Question

Let ∗ be a binary operation on the set Q of a rational number
a ∗ b = a + ab
Find whether the given operation has an identity or not.

Answer

**step1** Understanding the concept of an identity element

For a binary operation `*` on a set `Q` (in this case, the set of rational numbers), an element `e` is called an identity element if it satisfies two conditions for every element `a` in `Q`:
1. `a * e = a` (This means `e` is a right identity)
2. `e * a = a` (This means `e` is a left identity)
If an element `e` exists that satisfies both conditions, then it is the identity element for the operation.

**step2** Defining the given operation

The problem defines the binary operation `*` on the set of rational numbers `Q` as:
$$a * b = a + ab$$

**step3** Checking for a right identity

We first try to find an element `e` such that `a * e = a` for all rational numbers `a`.
Using the definition of the operation:
$$a + ae = a$$
To solve for `e`, we can subtract `a` from both sides of the equation:
$$ae = a - a$$
$$ae = 0$$
For this equation `ae = 0` to be true for all rational numbers `a`:
If `a` is not `0` (for example, if `a = 1`, `a = 5`, or `a = -1/2`), then the only way for `ae` to be `0` is if `e` itself is `0`.
Let's check if `e = 0` works as a right identity for all `a`:
$$a * 0 = a + a \times 0$$
$$a * 0 = a + 0$$
$$a * 0 = a$$
This statement `a * 0 = a` is true for all rational numbers `a`. Therefore, `e = 0` is a right identity element.
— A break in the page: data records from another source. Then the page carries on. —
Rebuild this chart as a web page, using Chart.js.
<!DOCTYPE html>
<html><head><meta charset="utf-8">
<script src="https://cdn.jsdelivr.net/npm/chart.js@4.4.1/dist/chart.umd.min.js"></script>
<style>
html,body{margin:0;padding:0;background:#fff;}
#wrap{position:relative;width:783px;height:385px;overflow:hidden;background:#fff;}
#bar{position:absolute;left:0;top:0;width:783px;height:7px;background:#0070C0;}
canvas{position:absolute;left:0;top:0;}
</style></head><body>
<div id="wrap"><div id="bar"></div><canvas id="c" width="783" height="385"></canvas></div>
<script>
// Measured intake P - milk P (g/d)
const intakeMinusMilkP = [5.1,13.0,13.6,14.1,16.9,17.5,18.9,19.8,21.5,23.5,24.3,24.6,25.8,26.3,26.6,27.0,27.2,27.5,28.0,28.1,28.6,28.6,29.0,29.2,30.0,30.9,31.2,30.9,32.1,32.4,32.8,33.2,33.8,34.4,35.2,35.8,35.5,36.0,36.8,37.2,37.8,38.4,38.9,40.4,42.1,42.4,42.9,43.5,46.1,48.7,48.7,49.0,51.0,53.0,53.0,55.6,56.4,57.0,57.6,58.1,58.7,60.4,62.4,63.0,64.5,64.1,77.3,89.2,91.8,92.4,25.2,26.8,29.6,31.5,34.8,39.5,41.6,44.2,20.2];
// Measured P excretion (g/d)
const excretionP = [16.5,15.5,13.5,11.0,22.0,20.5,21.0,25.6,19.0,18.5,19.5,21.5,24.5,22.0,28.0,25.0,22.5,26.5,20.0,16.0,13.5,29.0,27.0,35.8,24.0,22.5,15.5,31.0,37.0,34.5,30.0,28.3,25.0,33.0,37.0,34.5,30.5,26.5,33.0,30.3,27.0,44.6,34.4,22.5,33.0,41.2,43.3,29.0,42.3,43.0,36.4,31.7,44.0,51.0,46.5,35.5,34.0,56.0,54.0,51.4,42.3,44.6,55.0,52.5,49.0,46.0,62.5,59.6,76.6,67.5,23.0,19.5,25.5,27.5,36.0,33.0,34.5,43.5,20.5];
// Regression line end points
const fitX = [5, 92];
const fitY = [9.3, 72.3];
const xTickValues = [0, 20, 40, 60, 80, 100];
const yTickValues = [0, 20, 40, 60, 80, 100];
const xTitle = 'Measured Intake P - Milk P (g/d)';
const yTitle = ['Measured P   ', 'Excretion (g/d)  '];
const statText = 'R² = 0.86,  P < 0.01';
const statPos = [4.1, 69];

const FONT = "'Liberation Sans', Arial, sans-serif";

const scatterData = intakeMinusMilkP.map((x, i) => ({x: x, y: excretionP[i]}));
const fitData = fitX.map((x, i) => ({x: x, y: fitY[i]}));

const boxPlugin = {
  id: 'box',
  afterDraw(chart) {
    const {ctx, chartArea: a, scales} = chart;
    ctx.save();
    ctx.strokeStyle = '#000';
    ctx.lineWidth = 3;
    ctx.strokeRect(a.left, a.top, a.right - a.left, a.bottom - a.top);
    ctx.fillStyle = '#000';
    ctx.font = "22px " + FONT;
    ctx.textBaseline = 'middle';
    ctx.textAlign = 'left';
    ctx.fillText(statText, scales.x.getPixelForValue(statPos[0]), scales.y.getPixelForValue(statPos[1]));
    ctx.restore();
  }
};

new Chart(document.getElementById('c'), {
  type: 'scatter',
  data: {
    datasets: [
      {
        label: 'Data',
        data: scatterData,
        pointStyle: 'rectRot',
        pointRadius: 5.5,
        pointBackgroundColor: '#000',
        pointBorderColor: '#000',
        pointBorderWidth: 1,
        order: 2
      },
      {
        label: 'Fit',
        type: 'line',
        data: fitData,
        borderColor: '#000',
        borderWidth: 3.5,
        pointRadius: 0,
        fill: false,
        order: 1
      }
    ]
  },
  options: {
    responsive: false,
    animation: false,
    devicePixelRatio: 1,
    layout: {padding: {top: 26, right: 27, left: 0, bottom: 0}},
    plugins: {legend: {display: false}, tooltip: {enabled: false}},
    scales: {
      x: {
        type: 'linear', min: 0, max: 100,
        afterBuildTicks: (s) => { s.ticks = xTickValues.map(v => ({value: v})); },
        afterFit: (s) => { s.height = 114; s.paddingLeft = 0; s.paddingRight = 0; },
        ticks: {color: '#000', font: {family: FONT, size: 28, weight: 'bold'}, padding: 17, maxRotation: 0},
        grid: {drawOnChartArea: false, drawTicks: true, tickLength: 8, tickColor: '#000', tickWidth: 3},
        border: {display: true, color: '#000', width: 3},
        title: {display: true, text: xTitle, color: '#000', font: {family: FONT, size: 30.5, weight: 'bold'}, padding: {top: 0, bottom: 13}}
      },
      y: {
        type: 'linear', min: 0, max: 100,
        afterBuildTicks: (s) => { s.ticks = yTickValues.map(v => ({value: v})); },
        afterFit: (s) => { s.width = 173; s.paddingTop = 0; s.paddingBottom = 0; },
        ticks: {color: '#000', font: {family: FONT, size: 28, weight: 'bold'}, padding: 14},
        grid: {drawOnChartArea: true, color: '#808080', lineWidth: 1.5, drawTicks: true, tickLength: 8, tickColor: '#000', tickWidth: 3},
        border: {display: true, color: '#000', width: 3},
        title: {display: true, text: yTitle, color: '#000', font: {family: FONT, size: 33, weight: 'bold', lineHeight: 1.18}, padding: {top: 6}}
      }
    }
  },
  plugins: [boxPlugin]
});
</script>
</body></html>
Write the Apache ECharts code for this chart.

**step4** Checking for a left identity

Next, we try to find an element `e` such that `e * a = a` for all rational numbers `a`.
Using the definition of the operation:
$$e + ea = a$$
We need to determine if the `e = 0` (which we found to be the right identity) also works as a left identity. Let's substitute `e = 0` into the equation `e + ea = a`:
$$0 + 0 \times a = a$$
$$0 + 0 = a$$
$$0 = a$$
This result, `0 = a`, implies that `e = 0` only works as a left identity when `a` is `0`. However, for `e` to be a true identity element, `e * a = a` must hold for *all* rational numbers `a`. Since `0 = a` is not true for all rational numbers `a` (for example, if `a = 5`, then `0 = 5` which is false), `e = 0` is not a left identity.
To be thorough, let's see if any other `e` could be a left identity. From the equation `e + ea = a`, we can factor out `e`:
$$e(1 + a) = a$$
For `e` to be an identity element, it must be a single, fixed rational number that works for all `a`.
If we try to find `e` from this equation, we would have $$e = \frac{a}{1+a}$$. This expression for `e` depends on the value of `a`. For example, if `a = 1`, `e` would be $$\frac{1}{1+1} = \frac{1}{2}$$. If `a = 2`, `e` would be $$\frac{2}{1+2} = \frac{2}{3}$$. Since `e` must be a single fixed value, this dependence on `a` indicates that no such identity element exists.
Furthermore, consider the case when `a = -1`. The equation becomes:
$$e(1 + (-1)) = -1$$
$$e(0) = -1$$
$$0 = -1$$
This is a contradiction, meaning there is no rational number `e` that can satisfy `e + ea = a` for all rational numbers `a`, because the equation fails specifically when `a = -1`.

**step5** Conclusion

For an element to be an identity element, it must satisfy both `a * e = a` (right identity) and `e * a = a` (left identity) for all elements `a` in the set.
We found that `e = 0` serves as a right identity.
However, we found that no element `e` can serve as a left identity for all rational numbers `a`.
Since an identity element must be both a right and a left identity, and no such element exists for the given operation, the operation `a * b = a + ab` does not have an identity element on the set of rational numbers `Q`.